Rooms XX-XXI: The Miracles of the Cross Cycle
These rooms display the celebrated narrative cycle depicting miracles associated with a relic of the True Cross, painted by Gentile Bellini, Carpaccio, and others for the Scuola Grande di San Giovanni Evangelista. The paintings provide an unparalleled visual record of 15th-century Venice.
Room XXIV: Former Albergo
The former meeting hall of the Scuola della Carità still contains Titian's Presentation of the Virgin in its original location, a rare opportunity to see a major Renaissance painting in the exact architectural context for which it was created.
Practical Tips for Your Accademia Visit
Getting to the Galleria dell'Accademia
The museum is located at the foot of the Ponte dell'Accademia, one of only four bridges crossing the Grand Canal. The nearest vaporetto (water bus) stop is Accademia, served by lines 1 and 2. Line 1 is the all-stops service along the Grand Canal; line 2 is a faster service with fewer stops.

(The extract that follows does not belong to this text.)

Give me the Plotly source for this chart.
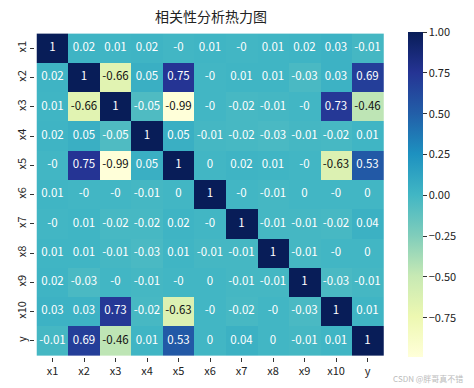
import plotly.graph_objects as go

labels = ["x1", "x2", "x3", "x4", "x5", "x6", "x7", "x8", "x9", "x10", "y"]

row_x1 = [1, 0.02, 0.01, 0.02, -0.0, 0.01, -0.0, 0.01, 0.02, 0.03, -0.01]
row_x2 = [0.02, 1, -0.66, 0.05, 0.75, -0.0, 0.01, 0.01, -0.03, 0.03, 0.69]
row_x3 = [0.01, -0.66, 1, -0.05, -0.99, -0.0, -0.02, -0.01, -0.0, 0.73, -0.46]
row_x4 = [0.02, 0.05, -0.05, 1, 0.05, -0.01, -0.02, -0.03, -0.01, -0.02, 0.01]
row_x5 = [-0.0, 0.75, -0.99, 0.05, 1, 0.0, 0.02, 0.01, -0.0, -0.63, 0.53]
row_x6 = [0.01, -0.0, -0.0, -0.01, 0.0, 1, -0.0, -0.01, 0.0, -0.0, 0.0]
row_x7 = [-0.0, 0.01, -0.02, -0.02, 0.02, -0.0, 1, -0.01, -0.01, -0.02, 0.04]
row_x8 = [0.01, 0.01, -0.01, -0.03, 0.01, -0.01, -0.01, 1, -0.01, -0.0, 0.0]
row_x9 = [0.02, -0.03, -0.0, -0.01, -0.0, 0.0, -0.01, -0.01, 1, -0.03, -0.01]
row_x10 = [0.03, 0.03, 0.73, -0.02, -0.63, -0.0, -0.02, -0.0, -0.03, 1, 0.01]
row_y = [-0.01, 0.69, -0.46, 0.01, 0.53, 0.0, 0.04, 0.0, -0.01, 0.01, 1]

matrix = [row_x1, row_x2, row_x3, row_x4, row_x5, row_x6, row_x7, row_x8, row_x9, row_x10, row_y]

colorbar_ticks = [1.0, 0.75, 0.5, 0.25, 0.0, -0.25, -0.5, -0.75]

ylgnbu = ["#ffffd9", "#edf8b1", "#c7e9b4", "#7fcdbb", "#41b6c4",
          "#1d91c0", "#225ea8", "#253494", "#081d58"]
colorscale = [[i / 8, c] for i, c in enumerate(ylgnbu)]

FONT = "Noto Sans CJK SC, SimHei, sans-serif"

zmin = min(min(r) for r in matrix)
zmax = max(max(r) for r in matrix)

fig = go.Figure()
fig.add_trace(go.Heatmap(
    z=matrix, x=labels, y=labels,
    colorscale=colorscale, zmin=zmin, zmax=zmax,
    hoverinfo="skip",
    colorbar=dict(
        x=1.066, xanchor="left", y=0.5, yanchor="middle",
        len=1.0, lenmode="fraction", thickness=15, xpad=0, ypad=0,
        outlinewidth=0,
        tickvals=colorbar_ticks, tickformat=".2f",
        ticks="outside", ticklen=4, tickcolor="#333",
        tickfont=dict(family=FONT, size=11, color="#222"),
    ),
))

tx, ty, tt, tc = [], [], [], []
for i, r in enumerate(labels):
    for j, c in enumerate(labels):
        v = matrix[i][j]
        tx.append(c)
        ty.append(r)
        tt.append(f"{v:g}")
        tc.append("#111111" if v < -0.3 else "#ffffff")

fig.add_trace(go.Scatter(
    x=tx, y=ty, mode="text", text=tt,
    textfont=dict(family=FONT, size=11.5, color=tc),
    hoverinfo="skip", showlegend=False,
))

fig.update_layout(
    width=474, height=388,
    margin=dict(l=35, r=89, t=32, b=31, autoexpand=False),
    paper_bgcolor="white", plot_bgcolor="white",
    title=dict(text="相关性分析热力图", x=0.445, xanchor="center", y=0.955, yanchor="middle",
               font=dict(family=FONT, size=14, color="#222")),
    xaxis=dict(showgrid=False, zeroline=False, ticks="outside", ticklen=4, tickcolor="#333",
               tickfont=dict(family=FONT, size=11, color="#222")),
    yaxis=dict(showgrid=False, zeroline=False, autorange="reversed", ticks="outside",
               ticklen=4, tickcolor="#333", tickangle=-90,
               tickfont=dict(family=FONT, size=11, color="#222")),
    showlegend=False,
    annotations=[dict(text="CSDN @胖哥真不错", xref="paper", yref="paper",
                      x=1.229, y=-0.065, xanchor="right", yanchor="middle", showarrow=False,
                      font=dict(family=FONT, size=8, color="#bbbbbb"))],
)

fig.write_html("out.html",
               config={"displayModeBar": False, "staticPlot": True},
               post_script="document.body.style.margin='0px';document.body.style.overflow='hidden';")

From Piazza San Marco, the Accademia is approximately a 15-minute walk through the narrow streets of San Marco and across the Accademia Bridge. From the Santa Lucia train station, take vaporetto line 1 down the Grand Canal (about 25 minutes) or line 2 (about 15 minutes). There is no car access in Venice, so all arrivals are on foot or by water.
Frequently Asked Questions
How long should I spend at the Galleria dell'Accademia?
Plan for 1.5 to 2.5 hours. The museum is compact enough to see thoroughly without exhaustion, but the richness of the collection rewards unhurried viewing. If you are particularly interested in Venetian painting, you could easily spend 3 hours.
Is this the same Accademia as the one in Florence?
No. The Galleria dell'Accademia in Florence is famous for Michelangelo's David. The Galleria dell'Accademia in Venice is an entirely separate museum dedicated to Venetian painting. They share a name because both originated as collections attached to art academies.
Can I take photos inside the museum?
Yes, photography without flash is permitted for personal use in the permanent collection. Tripods, selfie sticks, and video recording are not allowed. Some temporary exhibitions may restrict photography.
Is the museum accessible for those with mobility issues?
The museum has made significant accessibility improvements, including elevators and ramps, though the historic buildings present some challenges. Contact the museum in advance for specific accessibility information and to arrange assistance if needed.
What is the best way to buy tickets?
The most convenient option is to purchase timed-entry tickets online at gallerieaccademia.it. A small booking surcharge applies. You can also buy tickets at the door, but during peak season (April-October) queues can exceed an hour.